Rejection of the Missing Witness Instruction
The court ruled against granting a "missing witness" instruction concerning Pasquale Montesanti, who had invoked his Fifth Amendment privilege and declined to testify. The court explained that Montesanti's assertion of this privilege rendered him equally unavailable to both sides, which meant the instruction was not applicable. The judge noted that a missing witness instruction can only be given when a witness is available to one party but not the other, and since Montesanti was unavailable to both, the instruction was inappropriate. The court also emphasized that the defense had been given ample opportunity to present their case, including cross-examining witnesses and introducing evidence. Furthermore, the defense did not provide any exculpatory evidence that Montesanti could have offered, which further justified the court's decision. Overall, the court maintained that the denial of the missing witness instruction did not prejudice Lattanzio’s defense and was consistent with legal standards.
Sufficiency of Evidence for Conviction
The court concluded that there was more than sufficient evidence to support the jury's guilty verdicts for both wire fraud and securities fraud. Under the Rule 29 standard, the evidence had to be viewed in the light most favorable to the prosecution, and the court determined that a rational jury could have found Lattanzio guilty beyond a reasonable doubt. The court emphasized that Lattanzio's immediate diversion of funds, coupled with his misrepresentations regarding investment practices, constituted clear evidence of fraudulent intent. Additionally, the testimony of the victims about their reliance on Lattanzio's assurances reinforced the credibility of the prosecution's case. The court rejected Lattanzio's claims that he acted in good faith and believed in future financing, asserting that such beliefs did not excuse his immediate misappropriation of the deposited funds. The overall evidence, including the discrepancies in Lattanzio's statements and actions, firmly supported the jury's verdict.

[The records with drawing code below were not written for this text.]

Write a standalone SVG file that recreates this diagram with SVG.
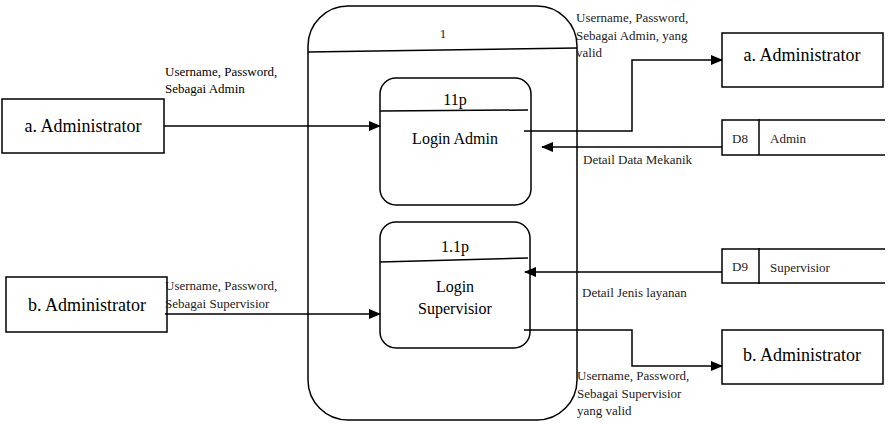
<svg xmlns="http://www.w3.org/2000/svg" width="891" height="424" viewBox="0 0 891 424">
<defs>
<marker id="ah" markerWidth="12" markerHeight="10" refX="11" refY="5" orient="auto" markerUnits="userSpaceOnUse">
<path d="M0,0 L12,5 L0,10 Z" fill="#000"/>
</marker>
<style>
.s{fill:none;stroke:#000;stroke-width:1.5}
text{font-family:'Liberation Serif',Tinos,'Times New Roman','DejaVu Serif',serif}
.t{fill:#000}
.lbl{font-size:13px;fill:#222}
.ent{font-size:18px}
.pr{font-size:16px}
.c{fill:none;stroke:#000;stroke-width:1.5}
</style>
</defs>
<rect width="891" height="424" fill="#fff"/>

<g id="process-1">
<rect x="308" y="6" width="269" height="414" rx="40" ry="40" class="s"/>
<line x1="308" y1="52" x2="577" y2="48" class="s"/>
<text x="443" y="38" text-anchor="middle" class="t lbl">1</text>
</g>

<g id="process-11p">
<rect x="380" y="78" width="151" height="127" rx="16" ry="16" class="s"/>
<line x1="380" y1="111" x2="528" y2="110" class="s"/>
<text x="455" y="105" text-anchor="middle" class="t pr">11p</text>
<text x="455" y="144" text-anchor="middle" class="t pr">Login Admin</text>
</g>

<g id="process-1.1p">
<rect x="380" y="222" width="150" height="126" rx="16" ry="16" class="s"/>
<line x1="380" y1="262" x2="528" y2="258" class="s"/>
<text x="455" y="252" text-anchor="middle" class="t pr">1.1p</text>
<text x="455" y="292" text-anchor="middle" class="t pr">Login</text>
<text x="455" y="314" text-anchor="middle" class="t pr">Supervisior</text>
</g>

<g id="ext-a-left">
<rect x="2" y="99" width="162" height="54" class="s"/>
<text x="83" y="132" text-anchor="middle" class="t ent">a. Administrator</text>
</g>

<g id="ext-b-left">
<rect x="6" y="277" width="161" height="55" class="s"/>
<text x="87" y="311" text-anchor="middle" class="t ent">b. Administrator</text>
</g>

<g id="ext-a-right">
<rect x="722" y="33" width="161" height="54" class="s"/>
<text x="802" y="61" text-anchor="middle" class="t ent">a. Administrator</text>
</g>

<g id="ext-b-right">
<rect x="722" y="330" width="161" height="54" class="s"/>
<text x="802" y="361" text-anchor="middle" class="t ent">b. Administrator</text>
</g>

<g id="store-d8">
<polyline points="885,120 722,120 722,155 885,155" class="s"/>
<line x1="759" y1="119" x2="759" y2="155" class="s"/>
<text x="740" y="143" text-anchor="middle" class="t lbl">D8</text>
<text x="770" y="143" class="t lbl">Admin</text>
</g>

<g id="store-d9">
<polyline points="885,249 722,249 722,283 885,283" class="s"/>
<line x1="759" y1="248" x2="759" y2="284" class="s"/>
<text x="740" y="271" text-anchor="middle" class="t lbl">D9</text>
<text x="770" y="272" class="t lbl">Supervisior</text>
</g>

<g id="connectors">
<line x1="164" y1="126" x2="380" y2="126" class="c" marker-end="url(#ah)"/>
<polyline points="524,131 632,131 632,60 722,60" class="c" marker-end="url(#ah)"/>
<line x1="722" y1="147" x2="542" y2="147" class="c" marker-end="url(#ah)"/>
<line x1="722" y1="272" x2="525" y2="272" class="c" marker-end="url(#ah)"/>
<line x1="165" y1="314" x2="380" y2="314" class="c" marker-end="url(#ah)"/>
<polyline points="524,330 632,330 632,366 722,366" class="c" marker-end="url(#ah)"/>
</g>

<g id="labels">
<text class="t lbl" x="165" y="76" style="fill:#000">Username, Password,</text>
<text class="t lbl" x="165" y="93" style="fill:#000">Sebagai Admin</text>
<text class="t lbl" x="576" y="22">Username, Password,</text>
<text class="t lbl" x="576" y="40">Sebagai Admin, yang</text>
<text class="t lbl" x="576" y="57">valid</text>
<text class="t lbl" x="583" y="164">Detail Data Mekanik</text>
<text class="t lbl" x="582" y="297">Detail Jenis layanan</text>
<text class="t lbl" x="165" y="290">Username, Password,</text>
<text class="t lbl" x="165" y="308">Sebagai Supervisior</text>
<text class="t lbl" x="577" y="380">Username, Password,</text>
<text class="t lbl" x="577" y="398">Sebagai Supervisior</text>
<text class="t lbl" x="577" y="415">yang valid</text>
</g>
</svg>
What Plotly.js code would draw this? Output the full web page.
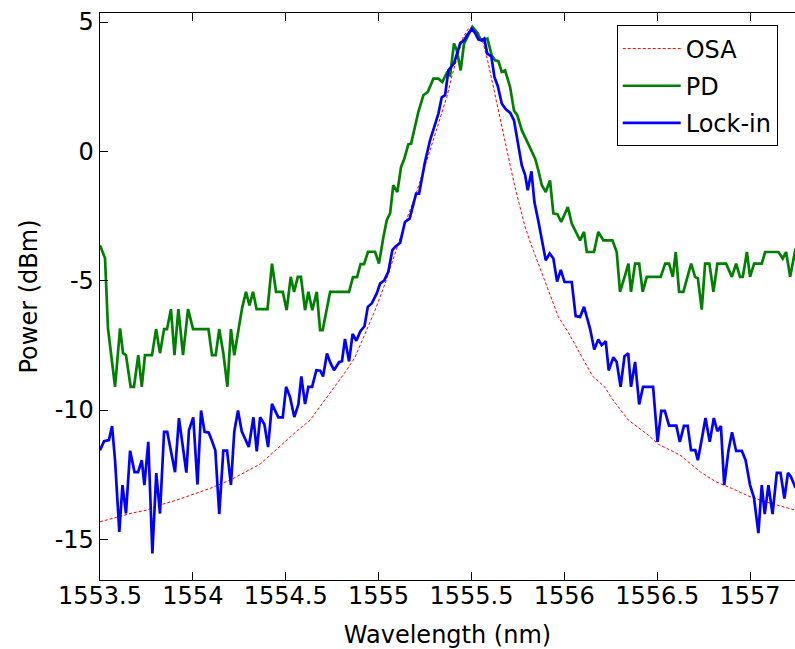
<!DOCTYPE html>
<html>
<head>
<meta charset="utf-8">
<script src="https://cdn.plot.ly/plotly-3.0.1.min.js"></script>
<style>html,body{margin:0;padding:0;background:#fff;}#chart{width:795px;height:649px;}</style>
</head>
<body>
<div id="chart"></div>
<script>
// OSA (red dotted) – wavelength (nm) and power (dBm)
const osaWl = [1553.500,1553.590,1553.679,1553.751,1553.823,1553.913,1554.002,1554.092,1554.200,1554.272,1554.362,1554.452,1554.541,1554.631,1554.685,1554.775,1554.828,1554.873,1554.927,1554.981,1555.035,1555.089,1555.142,1555.196,1555.232,1555.277,1555.322,1555.367,1555.403,1555.430,1555.456,1555.483,1555.510,1555.537,1555.564,1555.591,1555.618,1555.645,1555.672,1555.699,1555.726,1555.752,1555.789,1555.816,1555.860,1555.914,1555.968,1556.021,1556.076,1556.152,1556.219,1556.255,1556.345,1556.452,1556.506,1556.623,1556.734,1556.815,1556.902,1557.000,1557.108,1557.243,1557.260];
const osaPw = [-14.32,-14.15,-13.97,-13.87,-13.67,-13.48,-13.25,-13.03,-12.71,-12.44,-12.09,-11.51,-10.93,-10.39,-9.85,-9.00,-8.46,-7.96,-7.04,-6.14,-5.11,-3.95,-2.79,-1.76,-0.99,0.04,1.07,2.10,3.13,3.78,4.42,4.74,4.81,4.61,4.17,3.39,2.49,1.46,0.69,-0.22,-1.12,-1.89,-2.92,-3.50,-4.34,-5.37,-6.40,-6.99,-7.69,-8.69,-9.12,-9.54,-10.39,-10.97,-11.32,-11.74,-12.40,-12.77,-13.03,-13.35,-13.60,-13.86,-13.90];

// PD (green)
const pdWl = [1553.500,1553.527,1553.543,1553.581,1553.608,1553.624,1553.640,1553.665,1553.683,1553.706,1553.725,1553.742,1553.780,1553.802,1553.823,1553.845,1553.861,1553.882,1553.901,1553.922,1553.947,1553.974,1554.001,1554.084,1554.103,1554.123,1554.142,1554.164,1554.186,1554.205,1554.223,1554.245,1554.265,1554.286,1554.305,1554.324,1554.343,1554.402,1554.426,1554.448,1554.484,1554.505,1554.527,1554.545,1554.565,1554.582,1554.604,1554.622,1554.643,1554.667,1554.685,1554.699,1554.739,1554.841,1554.862,1554.884,1554.903,1554.922,1554.943,1554.981,1555.002,1555.026,1555.044,1555.062,1555.079,1555.101,1555.121,1555.139,1555.160,1555.175,1555.196,1555.214,1555.241,1555.265,1555.295,1555.322,1555.343,1555.367,1555.385,1555.406,1555.421,1555.442,1555.460,1555.483,1555.505,1555.529,1555.546,1555.564,1555.586,1555.609,1555.627,1555.645,1555.663,1555.681,1555.708,1555.729,1555.747,1555.771,1555.789,1555.816,1555.843,1555.860,1555.879,1555.900,1555.923,1555.941,1555.963,1555.983,1556.019,1556.040,1556.067,1556.085,1556.106,1556.121,1556.160,1556.183,1556.210,1556.259,1556.282,1556.300,1556.327,1556.345,1556.359,1556.381,1556.403,1556.422,1556.444,1556.519,1556.543,1556.564,1556.584,1556.600,1556.618,1556.641,1556.663,1556.683,1556.704,1556.719,1556.740,1556.758,1556.781,1556.803,1556.824,1556.871,1556.902,1556.925,1556.946,1556.961,1556.983,1557.000,1557.022,1557.063,1557.081,1557.153,1557.176,1557.194,1557.216,1557.243,1557.260];
const pdPw = [-3.63,-4.13,-6.84,-9.10,-6.84,-7.80,-7.88,-9.10,-9.10,-7.88,-9.10,-7.88,-7.88,-6.87,-7.80,-6.87,-6.87,-6.10,-7.88,-6.10,-7.88,-6.10,-6.87,-6.87,-7.88,-7.88,-6.87,-7.80,-9.10,-6.87,-7.88,-6.87,-6.06,-5.43,-5.95,-5.43,-6.10,-6.10,-4.34,-5.43,-5.43,-6.14,-4.85,-5.43,-4.85,-4.85,-6.14,-5.43,-6.14,-5.43,-6.91,-6.91,-5.43,-5.43,-4.86,-4.86,-4.36,-4.36,-3.88,-3.88,-4.34,-3.31,-2.66,-2.40,-1.31,-1.57,-0.60,-0.28,0.27,0.30,1.01,1.52,2.17,2.30,2.81,2.81,2.68,3.03,2.94,4.17,3.91,3.13,4.17,4.49,4.81,4.61,4.36,4.29,4.36,3.71,3.52,3.49,3.07,3.13,2.49,1.58,1.39,0.82,0.56,0.17,-0.28,-0.73,-1.31,-1.57,-1.12,-2.40,-2.43,-2.73,-2.15,-2.79,-3.18,-3.44,-3.11,-3.89,-3.89,-3.11,-3.44,-3.44,-3.89,-5.43,-4.79,-4.34,-5.43,-4.34,-4.34,-5.43,-4.85,-4.85,-4.34,-4.34,-4.85,-3.89,-5.43,-5.43,-4.85,-4.34,-4.85,-4.91,-6.12,-4.34,-4.34,-5.43,-4.34,-4.34,-4.85,-4.34,-4.85,-4.85,-3.89,-4.85,-4.34,-4.34,-3.89,-3.89,-4.14,-3.89,-4.85,-3.82,-3.60];

// Lock-in (blue)
const liWl = [1553.500,1553.522,1553.548,1553.565,1553.581,1553.604,1553.621,1553.640,1553.662,1553.686,1553.705,1553.725,1553.739,1553.760,1553.782,1553.803,1553.823,1553.845,1553.862,1553.904,1553.925,1553.965,1553.979,1554.002,1554.025,1554.044,1554.063,1554.085,1554.101,1554.121,1554.142,1554.164,1554.184,1554.205,1554.223,1554.243,1554.263,1554.301,1554.326,1554.344,1554.362,1554.385,1554.405,1554.426,1554.460,1554.484,1554.502,1554.523,1554.546,1554.568,1554.584,1554.604,1554.622,1554.642,1554.665,1554.686,1554.701,1554.722,1554.740,1554.760,1554.787,1554.803,1554.819,1554.841,1554.860,1554.880,1554.902,1554.924,1554.942,1554.963,1554.990,1555.008,1555.031,1555.052,1555.074,1555.089,1555.116,1555.142,1555.167,1555.182,1555.202,1555.218,1555.234,1555.250,1555.277,1555.289,1555.304,1555.322,1555.340,1555.358,1555.376,1555.394,1555.406,1555.421,1555.440,1555.460,1555.476,1555.502,1555.519,1555.537,1555.555,1555.569,1555.585,1555.607,1555.624,1555.642,1555.663,1555.685,1555.709,1555.729,1555.744,1555.752,1555.771,1555.789,1555.803,1555.823,1555.839,1555.861,1555.880,1555.900,1555.921,1555.941,1555.961,1555.981,1556.001,1556.040,1556.061,1556.085,1556.106,1556.139,1556.161,1556.183,1556.201,1556.223,1556.239,1556.264,1556.282,1556.303,1556.324,1556.344,1556.359,1556.381,1556.403,1556.424,1556.478,1556.502,1556.522,1556.541,1556.564,1556.603,1556.622,1556.644,1556.664,1556.682,1556.705,1556.719,1556.741,1556.760,1556.783,1556.805,1556.824,1556.843,1556.861,1556.884,1556.903,1556.925,1556.956,1556.976,1557.000,1557.021,1557.045,1557.063,1557.079,1557.099,1557.121,1557.144,1557.164,1557.185,1557.204,1557.220,1557.243,1557.260];
const liPw = [-11.55,-11.20,-11.16,-10.62,-11.94,-14.71,-12.90,-14.00,-11.57,-12.40,-12.40,-11.94,-12.90,-11.23,-15.54,-12.44,-14.00,-10.84,-10.84,-12.40,-10.31,-12.42,-10.78,-10.28,-12.88,-10.02,-10.84,-10.87,-11.16,-11.56,-14.02,-11.57,-11.57,-12.89,-10.84,-10.02,-10.82,-11.43,-10.28,-11.60,-10.28,-10.55,-11.43,-9.76,-10.28,-10.28,-9.10,-9.49,-10.27,-9.78,-8.70,-9.77,-9.10,-9.10,-8.46,-8.48,-8.70,-7.81,-8.17,-8.46,-8.15,-8.11,-7.25,-8.12,-7.06,-7.32,-6.95,-6.76,-6.01,-5.88,-5.49,-5.11,-4.98,-4.66,-3.82,-3.69,-3.53,-2.73,-2.60,-2.21,-1.63,-1.63,-0.99,-0.40,0.43,0.69,0.98,1.46,2.09,2.17,3.13,3.31,3.40,3.75,4.20,4.29,4.49,4.73,4.58,4.33,4.29,4.36,3.78,3.67,2.87,2.52,1.85,1.63,1.49,1.20,0.56,0.11,-0.54,-0.92,-1.50,-0.77,-1.96,-2.73,-3.50,-4.21,-3.95,-4.14,-5.03,-4.58,-5.05,-5.05,-6.37,-6.40,-6.01,-6.87,-7.66,-7.27,-7.49,-7.34,-8.47,-7.96,-8.14,-9.10,-7.92,-7.81,-9.10,-8.14,-9.78,-9.10,-9.10,-11.23,-10.03,-10.03,-10.60,-10.60,-11.23,-10.61,-10.61,-11.55,-11.55,-11.94,-11.09,-10.31,-11.23,-10.31,-10.82,-10.62,-12.90,-11.55,-10.86,-11.58,-11.58,-11.94,-12.90,-13.38,-14.76,-12.90,-14.02,-12.90,-14.02,-12.43,-12.43,-13.42,-12.43,-12.58,-12.97,-13.10];

const xTickVals = [1553.5,1554,1554.5,1555,1555.5,1556,1556.5,1557];
const xTickText = ["1553.5","1554","1554.5","1555","1555.5","1556","1556.5","1557"];
const yTickVals = [-15,-10,-5,0,5];
const yTickText = ["-15","-10","-5","0","5"];

const traces = [
  {x: osaWl, y: osaPw, name: "OSA", mode: "lines", legendgroup: "a",
   line: {color: "#ff0000", width: 1, dash: "3px,2px"}},
  {x: pdWl, y: pdPw, name: "PD", mode: "lines", legendgroup: "b",
   line: {color: "#008000", width: 2.7}},
  {x: liWl, y: liPw, name: "Lock-in", mode: "lines", legendgroup: "c",
   line: {color: "#0000ff", width: 2.7}}
];

const layout = {
  width: 795, height: 649,
  margin: {l: 100, r: 0, t: 13, b: 69, pad: 0},
  paper_bgcolor: "#fff", plot_bgcolor: "#fff",
  font: {family: "DejaVu Sans", size: 24, color: "#000"},
  showlegend: true,
  legend: {x: 0.7435, y: 0.978, xanchor: "left", yanchor: "top",
           bgcolor: "#fff", bordercolor: "#000", borderwidth: 1,
           font: {family: "DejaVu Sans", size: 24, color: "#000"},
           itemwidth: 58, tracegroupgap: 3},
  xaxis: {range: [1553.5, 1557.242], tickvals: xTickVals, ticktext: xTickText,
          ticks: "inside", ticklen: 8, tickwidth: 1, tickcolor: "#000",
          ticklabelstandoff: -6,
          showline: true, linecolor: "#000", linewidth: 1.3, mirror: "ticks",
          showgrid: false, zeroline: false,
          title: {text: "Wavelength (nm)", font: {size: 24}, standoff: 32}},
  yaxis: {range: [-16.57, 5.35], tickvals: yTickVals, ticktext: yTickText,
          ticks: "inside", ticklen: 8, tickwidth: 1, tickcolor: "#000",
          showline: true, linecolor: "#000", linewidth: 1.3, mirror: false,
          showgrid: false, zeroline: false,
          title: {text: "Power (dBm)", font: {size: 24}, standoff: 10}}
};

Plotly.newPlot("chart", traces, layout, {displayModeBar: false, staticPlot: true});
</script>
</body>
</html>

Denial of New Trial Motion
The court denied Lattanzio's motion for a new trial, highlighting that the evidence presented during the trial was strong and did not suggest any miscarriage of justice. Under Federal Rule of Criminal Procedure 33, the court assessed whether the interest of justice warranted a new trial. The standard for such a motion is more lenient than for a judgment of acquittal, but the court found no compelling reason to overturn the jury's verdict. The court noted that even if it believed the jury's verdict was contrary to the weight of the evidence, it would not grant a new trial unless there was a serious danger of an innocent person being convicted. The court reiterated that the evidence against Lattanzio was substantial, including his immediate spending of the investors' money and the misleading statements made to both BCM and HEI. The court concluded that the motions for acquittal and new trial were both without merit, affirming the jury's verdict and upholding the integrity of the trial process.